Is graffiti fine art? Graffiti is generally illegal and quickly painted over, but not for Banksy. In Bristol, England, popular opinion demanded that one of Banksy’s paintings not be destroyed even though it was a provocative image on a public building.
Banksy–no one knows his proper name or what he looks like–uses spray paint, stencils and public buildings to create his artworks. He trespasses, hopping fences and scaling walls. His work is often commentary on the area around it and thus can be shocking or provoking. Why is his work so appreciated, and how is he not in jail?
As it happens, Banksy is just incredibly famous. His documentary on graffiti showed at the Edwards Theatre at University Town Center recently. His art can be seen everywhere, from popular iPhone backgrounds to the book in our school library. You may be reading this article because you had previously heard of him or knew who he was.
His fame is not unfounded. Banksy demonstrates incredible skill in creating gigantic stencils and painting them with multiple colors in public places without getting caught. The content of his artwork is highly meaningful; they often portray anti-establishment messages and other social commentary. For example, during the London Olympics, he painted Olympic athletes tossing missiles instead of javelins.
Banksy has done more than just satirize society. Banksy’s fame (a mix of both infamy and celebration) has popularized street art. His art sells like any other contemporary art, even though it is often illegally painted in public spaces. Banksy’s creations are displayed both in the dark alleys of bustling cities and in fine art museums.

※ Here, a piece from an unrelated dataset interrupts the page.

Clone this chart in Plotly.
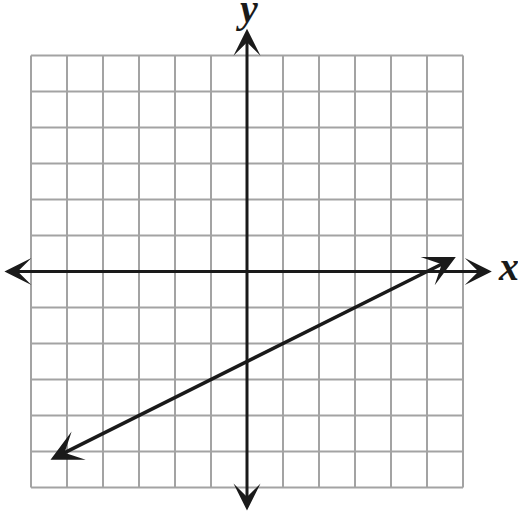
import plotly.graph_objects as go

# grid runs from -6 to 6 on both axes
grid_ticks = list(range(-6, 7))

# the drawn line y = x/2 - 5/2, read from the two arrow tips
line_x = [-5.5, 5.8]
line_y = [-5.25, 0.4]

# axis arrow ends
x_axis_ends = [-6.78, 6.8]
y_axis_ends = [-6.68, 6.74]

W, H = 518, 517
px_unit = 36
ox, oy = 247, 271.5   # origin in pixels

fig = go.Figure()

# invisible trace so the axes exist
fig.add_trace(go.Scatter(x=line_x, y=line_y, mode='lines',
                         line=dict(color='rgba(0,0,0,0)'), hoverinfo='skip'))

shapes = []
for t in grid_ticks:
    shapes.append(dict(type='line', xref='x', yref='y', x0=t, x1=t,
                       y0=grid_ticks[0], y1=grid_ticks[-1],
                       line=dict(color='#a3a3a3', width=2), layer='below'))
    shapes.append(dict(type='line', xref='x', yref='y', y0=t, y1=t,
                       x0=grid_ticks[0], x1=grid_ticks[-1],
                       line=dict(color='#a3a3a3', width=2), layer='below'))

def arrow(x0, y0, x1, y1, width):
    return dict(x=x1, y=y1, ax=x0, ay=y0, xref='x', yref='y', axref='x', ayref='y',
                text='', showarrow=True, arrowhead=3, arrowside='end+start',
                arrowsize=1.5, arrowwidth=width, arrowcolor='#1a1a1a')

label_font = dict(family='Liberation Serif', size=40, color='#1a1a1a', weight='bold')

annotations = [
    arrow(x_axis_ends[0], 0, x_axis_ends[1], 0, 3),
    arrow(0, y_axis_ends[0], 0, y_axis_ends[1], 3),
    arrow(line_x[0], line_y[0], line_x[1], line_y[1], 3.5),
    dict(x=7.25, y=0.15, xref='x', yref='y', text='<i>x</i>', showarrow=False,
         font=label_font),
    dict(x=0.0, y=7.3, xref='x', yref='y', text='<i>y</i>', showarrow=False,
         font=label_font),
]

fig.update_layout(
    width=W, height=H,
    margin=dict(l=0, r=0, t=0, b=0),
    paper_bgcolor='white', plot_bgcolor='white',
    showlegend=False,
    shapes=shapes, annotations=annotations,
    xaxis=dict(range=[-ox / px_unit, (W - ox) / px_unit],
               visible=False, fixedrange=True),
    yaxis=dict(range=[(oy - H) / px_unit, oy / px_unit],
               visible=False, fixedrange=True),
)

# drop the page's default 8px body margin so the figure fills the window
fig.write_html("out.html", config={'displayModeBar': False},
               post_script="document.body.style.margin = '0px';")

This is why I find Banksy so incredibly fascinating. His art hovers somewhere between common graffiti and untouchable masterpiece; yet, he manages to mock graffiti, masterpiece and everything in between all the while. Even those who are underwhelmed by Banksy’s artwork or morally disturbed by his quasi-illegal practices cannot deny his incredible influence on contemporary art. For Banksy, graffiti is fine art, and fine art is just graffiti.